Estudo oferece esperança para o tratamento da dengue
Testes em culturas de células e ratos revelaram que um composto identificado recentemente é capaz de desarmar o vírus
A dengue é uma doença que afeta quase 100 milhões de pessoas no mundo todos os anos, provocando sintomas como febre alta e dores intensas. Agora, uma nova pesquisa talvez tenha a resposta para um possível tratamento para o vírus.

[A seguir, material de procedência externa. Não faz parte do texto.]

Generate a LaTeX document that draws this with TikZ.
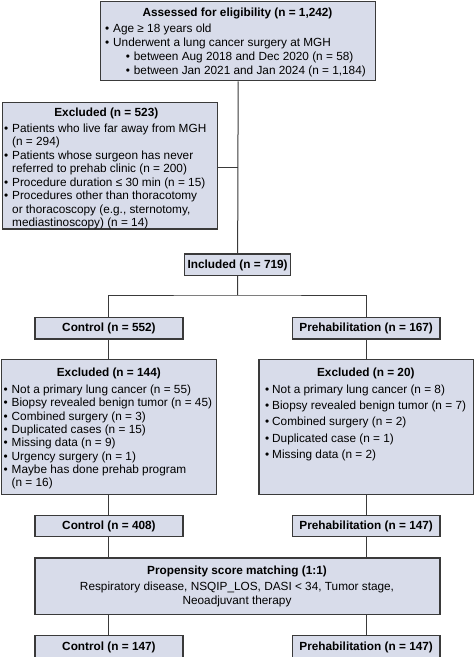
\documentclass[tikz,border=0pt]{standalone}
\usepackage{fontspec}
\setmainfont{Liberation Sans}
\definecolor{boxfill}{RGB}{216,220,234}
\definecolor{boxline}{RGB}{58,58,58}
\newcommand{\bul}{\makebox[8bp][l]{\textbullet}}
\newcommand{\bulb}{\makebox[7bp][l]{\textbullet}}
\newcommand{\ind}{\hspace*{8bp}}
\tikzset{
  box/.style={draw=boxline, fill=boxfill, line width=1.3bp, inner sep=0, anchor=north west},
  sbox/.style={box, font=\fontsize{11.8bp}{13.4bp}\selectfont\bfseries, text height=8.6bp, text depth=1bp},
  conn/.style={draw=boxline, line width=1bp},
  txt/.style={inner sep=0, align=left, anchor=base west, font=\fontsize{11.8bp}{13.4bp}\selectfont},
  ttl/.style={inner sep=0, anchor=base, font=\fontsize{11.8bp}{13.4bp}\selectfont\bfseries},
}
\begin{document}
\begin{tikzpicture}[x=1bp,y=-1bp]
\useasboundingbox[fill=white] (0,0) rectangle (474,657);
% boxes
\node[box, minimum width=275bp, minimum height=79.2bp] (elig) at (100,0.8) {};
\node[box, minimum width=215.2bp, minimum height=126.6bp] (ex1) at (1.5,101.7) {};
\node[sbox, minimum width=106bp, minimum height=21.4bp] (incl) at (184,253.3) {Included (n = 719)};
\node[sbox, minimum width=148bp, minimum height=21.6bp] (ctl1) at (34.3,316.7) {Control (n = 552)};
\node[sbox, minimum width=147.6bp, minimum height=21.6bp] (pre1) at (291.7,316.7) {Prehabilitation (n = 167)};
\node[box, minimum width=215.3bp, minimum height=135bp] (ex2) at (0.7,359) {};
\node[box, minimum width=215bp, minimum height=135bp] (ex3) at (258.3,359) {};
\node[sbox, minimum width=148bp, minimum height=21bp] (ctl2) at (34.3,515) {Control (n = 408)};
\node[sbox, minimum width=147.6bp, minimum height=21bp] (pre2) at (291.7,515) {Prehabilitation (n = 147)};
\node[box, minimum width=405bp, minimum height=56.7bp] (psm) at (34.3,557.3) {};
\node[sbox, minimum width=148bp, minimum height=21.5bp] (ctl3) at (34.3,635) {Control (n = 147)};
\node[sbox, minimum width=147.6bp, minimum height=21.5bp] (pre3) at (291.7,635) {Prehabilitation (n = 147)};
% texts (multi-line nodes: base anchor = baseline of last line)
\node[ttl] (eligT) at (237.5,16.7) {Assessed for eligibility (n = 1,242)};
\node[txt, font=\fontsize{11.8bp}{13.8bp}\selectfont] (eligL) at (105,74.1) {\bul Age ≥ 18 years old\\
\bul Underwent a lung cancer surgery at MGH\\
\hspace*{20.7bp}\bul between Aug 2018 and Dec 2020 (n = 58)\\
\hspace*{20.7bp}\bul between Jan 2021 and Jan 2024 (n = 1,184)};
\node[ttl] (ex1T) at (106.3,116.7) {Excluded (n = 523)};
\node[txt, font=\fontsize{11.8bp}{13.45bp}\selectfont] (ex1L) at (4,226.5) {\bul Patients who live far away from MGH\\
\ind(n = 294)\\
\bul Patients whose surgeon has never\\
\ind referred to prehab clinic (n = 200)\\
\bul Procedure duration ≤ 30 min (n = 15)\\
\bul Procedures other than thoracotomy\\
\ind or thoracoscopy (e.g., sternotomy,\\
\ind mediastinoscopy) (n = 14)};
\node[ttl] (ex2T) at (108.8,376) {Excluded (n = 144)};
\node[txt, font=\fontsize{11.8bp}{13.35bp}\selectfont] (ex2L) at (3.5,486.8) {\bul Not a primary lung cancer (n = 55)\\
\bul Biopsy revealed benign tumor (n = 45)\\
\bul Combined surgery (n = 3)\\
\bul Duplicated cases (n = 15)\\
\bul Missing data (n = 9)\\
\bul Urgency surgery (n = 1)\\
\bul Maybe has done prehab program\\
\ind(n = 16)};
\node[ttl] (ex3T) at (365.8,376) {Excluded (n = 20)};
\node[txt, font=\fontsize{11.8bp}{16.25bp}\selectfont] (ex3L) at (265,458.3) {\bulb Not a primary lung cancer (n = 8)\\
\bulb Biopsy revealed benign tumor (n = 7)\\
\bulb Combined surgery (n = 2)\\
\bulb Duplicated case (n = 1)\\
\bulb Missing data (n = 2)};
\node[ttl] (psmT) at (237,574) {Propensity score matching (1:1)};
\node[txt, align=center, anchor=base, font=\fontsize{11.8bp}{13.3bp}\selectfont] (psmL) at (237,604) {Respiratory disease, NSQIP\_LOS, DASI < 34, Tumor stage,\\ Neoadjuvant therapy};
% connectors
\coordinate (j1) at (237.5,167.3);
\coordinate (split) at (237.5,295);
\draw[conn] (elig.south) -- (incl.north);
\draw[conn] (j1) -- (j1 -| ex1.east);
\draw[conn] (incl.south) -- (split);
\draw[conn] (ctl1.north) |- (split) -| (pre1.north);
\draw[conn] (ctl1.south) -- (ex2.north -| ctl1.south);
\draw[conn] (pre1.south) -- (ex3.north -| pre1.south);
\draw[conn] (ex2.south -| ctl2.north) -- (ctl2.north);
\draw[conn] (ex3.south -| pre2.north) -- (pre2.north);
\draw[conn] (ctl2.south) -- (psm.north -| ctl2.south);
\draw[conn] (pre2.south) -- (psm.north -| pre2.south);
\draw[conn] (psm.south -| ctl3.north) -- (ctl3.north);
\draw[conn] (psm.south -| pre3.north) -- (pre3.north);
\end{tikzpicture}
\end{document}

Testes em culturas de células e ratos revelaram que um composto identificado recentemente é capaz de desarmar o vírus, impedindo o mesmo de se replicar e prevenir a doença, de acordo com um estudo publicado nesta quarta-feira (6) na revista científica Nature.
A pesquisa também indica que o composto pode ser efetivo se administrado de forma preventiva, antes da infecção, ou como um tratamento após a instalação do vírus.

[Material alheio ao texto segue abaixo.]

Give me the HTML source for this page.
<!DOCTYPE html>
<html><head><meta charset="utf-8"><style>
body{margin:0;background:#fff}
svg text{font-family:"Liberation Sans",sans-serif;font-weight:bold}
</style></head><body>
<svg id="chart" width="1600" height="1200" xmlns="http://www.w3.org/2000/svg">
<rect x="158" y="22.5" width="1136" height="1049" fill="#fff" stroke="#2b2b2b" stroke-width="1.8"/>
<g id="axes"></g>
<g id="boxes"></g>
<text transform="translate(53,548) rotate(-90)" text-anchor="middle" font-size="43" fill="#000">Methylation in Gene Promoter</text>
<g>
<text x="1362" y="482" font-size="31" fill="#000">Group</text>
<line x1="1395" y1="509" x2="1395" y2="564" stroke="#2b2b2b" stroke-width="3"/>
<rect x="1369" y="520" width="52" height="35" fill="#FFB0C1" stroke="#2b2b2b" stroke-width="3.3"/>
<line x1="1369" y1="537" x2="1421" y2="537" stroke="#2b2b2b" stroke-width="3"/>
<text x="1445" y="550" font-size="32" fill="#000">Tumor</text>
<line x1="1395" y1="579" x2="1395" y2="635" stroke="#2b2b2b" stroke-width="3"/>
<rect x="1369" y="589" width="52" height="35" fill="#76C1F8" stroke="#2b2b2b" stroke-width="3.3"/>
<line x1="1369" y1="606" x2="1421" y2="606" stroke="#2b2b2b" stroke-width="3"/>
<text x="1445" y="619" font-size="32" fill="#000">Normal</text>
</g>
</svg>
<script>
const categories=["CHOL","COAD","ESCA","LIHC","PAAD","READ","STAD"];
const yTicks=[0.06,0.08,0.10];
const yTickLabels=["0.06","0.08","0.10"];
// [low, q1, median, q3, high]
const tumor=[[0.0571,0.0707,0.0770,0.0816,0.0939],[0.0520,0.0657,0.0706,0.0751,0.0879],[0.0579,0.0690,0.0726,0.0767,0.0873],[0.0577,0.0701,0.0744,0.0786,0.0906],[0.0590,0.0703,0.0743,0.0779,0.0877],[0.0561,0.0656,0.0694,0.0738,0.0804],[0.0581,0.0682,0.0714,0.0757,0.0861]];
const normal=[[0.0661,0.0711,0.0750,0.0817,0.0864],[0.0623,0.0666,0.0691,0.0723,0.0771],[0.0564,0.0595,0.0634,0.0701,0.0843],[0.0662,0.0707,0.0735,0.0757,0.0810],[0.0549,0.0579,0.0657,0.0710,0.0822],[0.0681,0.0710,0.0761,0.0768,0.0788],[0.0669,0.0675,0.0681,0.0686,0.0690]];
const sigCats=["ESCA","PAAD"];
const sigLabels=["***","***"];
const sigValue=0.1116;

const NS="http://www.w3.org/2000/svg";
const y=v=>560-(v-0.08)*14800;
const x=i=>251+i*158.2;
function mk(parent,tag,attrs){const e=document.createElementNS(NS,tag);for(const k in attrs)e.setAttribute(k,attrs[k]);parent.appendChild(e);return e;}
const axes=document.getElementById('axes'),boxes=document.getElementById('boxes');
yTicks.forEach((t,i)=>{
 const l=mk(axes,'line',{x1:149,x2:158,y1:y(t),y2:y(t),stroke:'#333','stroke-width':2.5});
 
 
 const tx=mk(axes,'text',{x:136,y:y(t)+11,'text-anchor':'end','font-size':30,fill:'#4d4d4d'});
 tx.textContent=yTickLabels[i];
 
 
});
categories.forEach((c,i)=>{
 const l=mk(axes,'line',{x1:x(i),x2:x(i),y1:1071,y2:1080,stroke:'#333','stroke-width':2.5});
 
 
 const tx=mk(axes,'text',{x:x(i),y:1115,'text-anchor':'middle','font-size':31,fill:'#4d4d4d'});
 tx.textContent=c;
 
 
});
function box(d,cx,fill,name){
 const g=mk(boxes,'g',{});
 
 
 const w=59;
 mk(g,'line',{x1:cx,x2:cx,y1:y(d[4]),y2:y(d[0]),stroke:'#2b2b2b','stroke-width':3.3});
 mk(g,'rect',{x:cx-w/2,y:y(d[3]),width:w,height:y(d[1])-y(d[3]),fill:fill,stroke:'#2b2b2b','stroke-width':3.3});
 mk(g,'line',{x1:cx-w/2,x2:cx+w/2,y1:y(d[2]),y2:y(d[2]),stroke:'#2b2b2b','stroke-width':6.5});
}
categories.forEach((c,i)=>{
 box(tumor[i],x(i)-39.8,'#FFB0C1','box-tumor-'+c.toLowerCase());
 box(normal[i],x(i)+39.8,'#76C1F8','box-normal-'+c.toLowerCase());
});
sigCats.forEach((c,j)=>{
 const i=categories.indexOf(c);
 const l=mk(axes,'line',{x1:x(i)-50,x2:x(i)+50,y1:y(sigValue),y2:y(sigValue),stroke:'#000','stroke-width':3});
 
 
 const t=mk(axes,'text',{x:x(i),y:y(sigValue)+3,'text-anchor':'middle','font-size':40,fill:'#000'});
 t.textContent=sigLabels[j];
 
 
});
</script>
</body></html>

Para Scott Biering e Eva Harris, especialistas da Escola de Saúde Pública da Universidade da Califórnia em Berkeley, nos EUA, a descoberta é um desenvolvimento "empolgante" na batalha contra a dengue.
"[O estudo] representa um grande avanço no campo da terapêutica da dengue" afirmou a dupla, que não participou diretamente da pesquisa, em resenha publicada na Nature.
Não há dúvida de que o vírus transmitido pelo mosquito aedes aegypti representa uma ameaça para a saúde pública global, já que as estimativas indicam que ele infecta pelo menos 98 milhões de pessoas por ano e está presente em 128 países.
Além disso, como existem quatro cepas diferentes do vírus, ser infectado por uma delas não garante proteção contra as outras, e as reinfecções costumam evoluir para complicações mais graves, a chamada dengue hemorrágica.
Até o momento, não existe tratamento para o vírus, e as estratégias de mitigação se concentram no foco da transmissão, que são os mosquitos. Apenas uma vacina, a Dengvaxia, foi aprovada em alguns países, mas sua efetividade é limitada a uma única cepa.
- 'Sem precedentes' -
O composto, chamado de JNJ-A07, mostrou efeitos "sem precedentes em animais infectados", comentou à AFP Johan Neyts, professor de virologia da Universidade de Leuven, na Bélgica, que fez parte do estudo.
"Mesmo se o tratamento for iniciado no pico de replicação viral, há uma atividade antiviral significativa", acrescentou.
O JNJ-A07 age sobre a interação entre duas proteínas no vírus da dengue, que são fundamentais para a sua replicação. Testes em células, tanto humanas quanto de mosquitos, mostraram que o composto foi efetivo contra as quatro variantes.
Além disso, como o vírus evolui rapidamente, os especialistas avaliaram como o composto JNJ-A07 se sairia na medida em que o vírus sofresse mutações.
"Em células infectadas em laboratório, levou quase seis meses até que pudéssemos obter uma resistência importante [ao tratamento]", disse Neyts. "Dado que a barreira à resistência é tão alta, é muito improvável que isso se torne um problema clínico", acrescentou.
Curiosamente, as mutações que causaram resistência também pareciam tornar o vírus incapaz de se replicar nas células do mosquito. Isso poderia sugerir que, mesmo que o vírus desenvolvesse resistência ao JNJ-A07, ele não seria mais transmissível por mosquitos.
- Exames clínicos em progresso -
Segundo Neyts, a versão do composto reportada na Nature foi "otimizada" e está em desenvolvimento clínico pelo laboratório Johnson & Johnson. No entanto, muitos questionamentos ainda pairam sobre o JNJ-A07, especialmente se ele poderia aumentar a vulnerabilidade à reinfecção.
Segundo Biering e Harris, dado que o JNJ-A07 age para reduzir a viremia, que é a presença do vírus no sangue, são necessários mais estudos para determinar se o tratamento pode deixar as pessoas mais suscetíveis a contraírem dengue hemorrágica.
Apesar disso, Neyts acredita que o estudo traz possibilidades interessantes. "Ver o composto agindo de forma tão potente em animais foi de tirar o fôlego", frisou.